→ **WRITTEN PROBLEM**
All of the listing below must be repeated word for word. Pictures are the only thing to omit.
- - - - - - -
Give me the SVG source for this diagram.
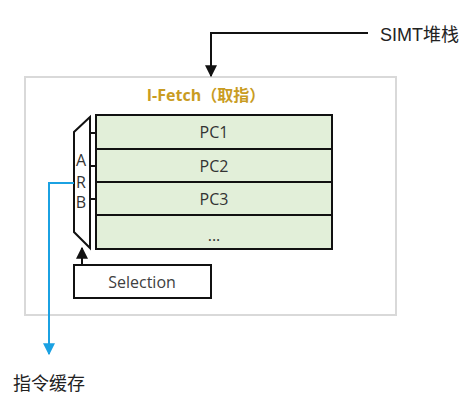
<svg xmlns="http://www.w3.org/2000/svg" width="474" height="405" viewBox="0 0 474 405">
<style>
.t{font-family:"Liberation Sans","Noto Sans CJK SC",sans-serif;fill:#222}
.row{fill:#e2efd9;stroke:#111;stroke-width:2}
.pc{font-family:"Open Sans","Liberation Sans",sans-serif;font-size:16px;fill:#333;text-anchor:middle}
</style>
<defs>
<marker id="ab" viewBox="0 0 10 10" refX="9" refY="5" markerWidth="6" markerHeight="6" orient="auto"><path d="M0,0L10,5L0,10z" fill="#111"/></marker>
<marker id="ablue" viewBox="0 0 10 10" refX="9" refY="5" markerWidth="6" markerHeight="6" orient="auto"><path d="M0,0L10,5L0,10z" fill="#1ba1e2"/></marker>
</defs>
<rect width="474" height="405" fill="#fff"/>
<g id="ifetch">
<rect x="25" y="77" width="371" height="238" fill="#fff" stroke="#d9d9d9" stroke-width="2"/>
<text x="206" y="101" font-family="Open Sans,Liberation Sans,Noto Sans CJK SC,sans-serif" font-size="16" font-weight="bold" fill="#c99c22" text-anchor="middle">I-Fetch（取指）</text>
</g>
<g id="pc-table">
<rect class="row" x="96" y="115" width="236" height="34"/>
<rect class="row" x="96" y="149" width="236" height="33"/>
<rect class="row" x="96" y="182" width="236" height="33"/>
<rect class="row" x="96" y="215" width="236" height="34"/>
<text class="pc" x="214" y="138">PC1</text>
<text class="pc" x="214" y="172">PC2</text>
<text class="pc" x="214" y="205">PC3</text>
<text class="pc" x="214" y="241">...</text>
</g>
<g id="arb">
<path d="M90,117 L74,132 L74,232 L90,248 Z" fill="#fff" stroke="#111" stroke-width="2"/>
<text x="81" y="166" class="pc">A</text>
<text x="81" y="188" class="pc">R</text>
<text x="81" y="208" class="pc">B</text>
</g>
<g id="selection">
<rect x="74" y="265" width="137" height="33" fill="#fff" stroke="#111" stroke-width="2"/>
<text class="pc" x="142" y="288" style="fill:#404040">Selection</text>
</g>
<g id="connectors" fill="none">
<path d="M90,133 H96 M90,166 H96 M90,199 H96" stroke="#111" stroke-width="2"/>
<path d="M368,33 H211 V76" stroke="#111" stroke-width="2" marker-end="url(#ab)"/>
<path d="M82,265 V248" stroke="#111" stroke-width="2" marker-end="url(#ab)"/>
<path d="M74,183 H49 V354" stroke="#1ba1e2" stroke-width="2" marker-end="url(#ablue)"/>
</g>
<g id="labels">
<text class="t" x="380" y="41" font-size="18">SIMT堆栈</text>
<text class="t" x="13" y="390" font-size="18">指令缓存</text>
</g>
</svg>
- - - - - - -
→ **THE RESULT**
Give me the SVG source for this diagram.
<svg xmlns="http://www.w3.org/2000/svg" width="474" height="405" viewBox="0 0 474 405">
<style>
.t{font-family:"Liberation Sans","Noto Sans CJK SC",sans-serif;fill:#222}
.row{fill:#e2efd9;stroke:#111;stroke-width:2}
.pc{font-family:"Open Sans","Liberation Sans",sans-serif;font-size:16px;fill:#333;text-anchor:middle}
</style>
<defs>
<marker id="ab" viewBox="0 0 10 10" refX="9" refY="5" markerWidth="6" markerHeight="6" orient="auto"><path d="M0,0L10,5L0,10z" fill="#111"/></marker>
<marker id="ablue" viewBox="0 0 10 10" refX="9" refY="5" markerWidth="6" markerHeight="6" orient="auto"><path d="M0,0L10,5L0,10z" fill="#1ba1e2"/></marker>
</defs>
<rect width="474" height="405" fill="#fff"/>
<g id="ifetch">
<rect x="25" y="77" width="371" height="238" fill="#fff" stroke="#d9d9d9" stroke-width="2"/>
<text x="206" y="101" font-family="Open Sans,Liberation Sans,Noto Sans CJK SC,sans-serif" font-size="16" font-weight="bold" fill="#c99c22" text-anchor="middle">I-Fetch（取指）</text>
</g>
<g id="pc-table">
<rect class="row" x="96" y="115" width="236" height="34"/>
<rect class="row" x="96" y="149" width="236" height="33"/>
<rect class="row" x="96" y="182" width="236" height="33"/>
<rect class="row" x="96" y="215" width="236" height="34"/>
<text class="pc" x="214" y="138">PC1</text>
<text class="pc" x="214" y="172">PC2</text>
<text class="pc" x="214" y="205">PC3</text>
<text class="pc" x="214" y="241">...</text>
</g>
<g id="arb">
<path d="M90,117 L74,132 L74,232 L90,248 Z" fill="#fff" stroke="#111" stroke-width="2"/>
<text x="81" y="166" class="pc">A</text>
<text x="81" y="188" class="pc">R</text>
<text x="81" y="208" class="pc">B</text>
</g>
<g id="selection">
<rect x="74" y="265" width="137" height="33" fill="#fff" stroke="#111" stroke-width="2"/>
<text class="pc" x="142" y="288" style="fill:#404040">Selection</text>
</g>
<g id="connectors" fill="none">
<path d="M90,133 H96 M90,166 H96 M90,199 H96" stroke="#111" stroke-width="2"/>
<path d="M368,33 H211 V76" stroke="#111" stroke-width="2" marker-end="url(#ab)"/>
<path d="M82,265 V248" stroke="#111" stroke-width="2" marker-end="url(#ab)"/>
<path d="M74,183 H49 V354" stroke="#1ba1e2" stroke-width="2" marker-end="url(#ablue)"/>
</g>
<g id="labels">
<text class="t" x="380" y="41" font-size="18">SIMT堆栈</text>
<text class="t" x="13" y="390" font-size="18">指令缓存</text>
</g>
</svg>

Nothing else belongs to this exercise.